Last day at my current job! Woo!
Ok, now the real post.
Maybe they’re on my brain because I’m starting the new could-be-the-dream job, but I feel like I’ve been thinking a lot about insecurities lately.
I think everyone has their thing. You know. The thing that keeps you at the bathroom mirror a few seconds longer. The one that makes you shy away from pencil skirts or sleeveless tops. The one that keeps your hair long or your makeup a touch heavier. Or the one that makes you laugh louder or speak up less.
We all have something that makes us feel less adequate, whether it’s all the time or just every once in a while.
But one thing I’ve only recently become aware of is how insecurities can evolve.
For example, growing up, I was always conscious of my crooked teeth and big feet. Braces straightened the teeth and a growth spurt (sort of) balanced out the feet, but puberty was less kind in other ways. Suddenly I was tortured about the size of my thighs, and later, the flatness of my stomach, the jiggle of my upper arms, the fullness of my face, blah, blah, blah.
Healthier living and healthier thinking helped me outgrow and get over most of those insecurities (though I’d be a bold-faced liar if I said I never had a day where I dismissed skinny jeans because, well, I just wasn’t feeling all that skinny that day), but the really interestinghorrible part about growing up is that just because you outgrow or get over one (or nine) insecurities doesn’t mean you’re good for life.
Over the past few months, every time I see a picture of myself I think, “Hmm…is my forehead…big? Like, weirdly big? And have my teeth gotten more crooked? Maybe I should have replaced that broken retainer…” Plus, you already know my issues with the crooked nose. And I’ve always wanted to be about four inches taller.
I think the biggest difference between these insecurities and the ones that plagued me in the past, though, is that I just don’t care as much. Sure, I wouldn’t be devastated if they suddenly went away, but I don’t let it affect my entire life like I used to. I would never describe myself as an insecure person.
Part of that is due to a revelation I had when I was at my worst in terms of insecurities. I remember being in my car crying about something or other I didn’t like about myself (because I am queen of the driving breakdown…super safe, obviously), and suddenly having this flash of, “Oh my GOD, would you get over yourself?”
It was kind of a startling moment. But the fact is, insecurities are petty and selfish. There are people with real problems out there. The size of my jeans is not a real problem.
I think, in general, people know this. Usually when you’re freaking out about something like what your shoulders look like in a tank top, you’re just not thinking clearly. You’re obsessing. You’re fixating. The biggest thing you lack is not muscle tone — it’s perspective.

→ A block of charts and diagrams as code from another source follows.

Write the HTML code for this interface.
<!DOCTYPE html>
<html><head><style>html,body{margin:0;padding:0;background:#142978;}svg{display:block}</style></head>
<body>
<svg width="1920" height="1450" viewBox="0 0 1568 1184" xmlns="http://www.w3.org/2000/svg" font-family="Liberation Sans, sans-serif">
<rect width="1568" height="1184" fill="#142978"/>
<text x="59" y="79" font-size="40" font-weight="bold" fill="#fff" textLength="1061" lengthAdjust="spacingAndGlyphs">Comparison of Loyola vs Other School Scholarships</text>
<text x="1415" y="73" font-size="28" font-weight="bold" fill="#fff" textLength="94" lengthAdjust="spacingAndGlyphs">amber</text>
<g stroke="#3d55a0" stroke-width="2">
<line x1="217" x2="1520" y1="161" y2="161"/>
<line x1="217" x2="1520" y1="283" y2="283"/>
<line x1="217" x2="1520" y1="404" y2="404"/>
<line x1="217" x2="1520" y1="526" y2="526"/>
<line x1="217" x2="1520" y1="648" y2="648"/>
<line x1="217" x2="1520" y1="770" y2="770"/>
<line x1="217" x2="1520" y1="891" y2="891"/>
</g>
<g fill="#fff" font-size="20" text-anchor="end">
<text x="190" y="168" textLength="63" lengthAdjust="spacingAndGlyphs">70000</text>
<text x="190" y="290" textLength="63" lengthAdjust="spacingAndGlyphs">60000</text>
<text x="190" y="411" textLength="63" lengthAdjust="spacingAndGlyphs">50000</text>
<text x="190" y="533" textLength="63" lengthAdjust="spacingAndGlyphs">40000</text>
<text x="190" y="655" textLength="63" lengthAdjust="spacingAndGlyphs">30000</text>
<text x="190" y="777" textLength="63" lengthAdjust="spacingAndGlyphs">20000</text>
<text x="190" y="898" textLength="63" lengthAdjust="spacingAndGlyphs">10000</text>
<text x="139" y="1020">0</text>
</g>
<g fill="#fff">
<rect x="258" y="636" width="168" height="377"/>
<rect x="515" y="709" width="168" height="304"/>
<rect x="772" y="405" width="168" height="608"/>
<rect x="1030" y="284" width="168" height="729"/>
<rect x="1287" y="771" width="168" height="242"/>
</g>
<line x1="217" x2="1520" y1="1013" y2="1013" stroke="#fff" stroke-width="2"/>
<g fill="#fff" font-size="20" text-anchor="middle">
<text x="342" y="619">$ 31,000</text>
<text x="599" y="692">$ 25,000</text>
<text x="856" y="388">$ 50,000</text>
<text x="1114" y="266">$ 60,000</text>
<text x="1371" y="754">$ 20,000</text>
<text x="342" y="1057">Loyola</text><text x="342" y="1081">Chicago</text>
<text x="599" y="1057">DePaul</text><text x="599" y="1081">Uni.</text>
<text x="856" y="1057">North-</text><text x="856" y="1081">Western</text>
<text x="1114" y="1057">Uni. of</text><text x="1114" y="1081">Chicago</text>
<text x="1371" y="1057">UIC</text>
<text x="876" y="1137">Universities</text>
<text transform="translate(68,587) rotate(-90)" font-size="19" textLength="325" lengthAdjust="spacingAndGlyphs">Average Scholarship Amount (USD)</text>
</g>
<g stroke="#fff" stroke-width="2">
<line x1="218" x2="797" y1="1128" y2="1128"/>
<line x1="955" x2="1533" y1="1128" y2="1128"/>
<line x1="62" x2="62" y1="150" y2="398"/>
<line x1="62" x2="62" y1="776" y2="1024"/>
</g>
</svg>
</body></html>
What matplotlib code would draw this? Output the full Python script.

Really, the gaining of perspective is probably the real biggest insecurity evolution I’ve experienced. So when I’m frustrated that my torso is kind of short or that my ribs are so wide it looks like I have no boobs at all (it’s a real thing, I swear), I let myself have a, “Well thanks A LOT, genetics!” moment, and then I roll my eyes and get on with life.
Because, en general, I’m good. I’m fine. And I’m thankful that my biggest problem is filling out a bathing suit.
Do you think your insecurities have evolved as you’ve gotten older? Would you describe yourself as an insecure person? And, spill: What’s your lamest insecurity? It can’t be worse than wide ribs or a (possibly?) large forehead.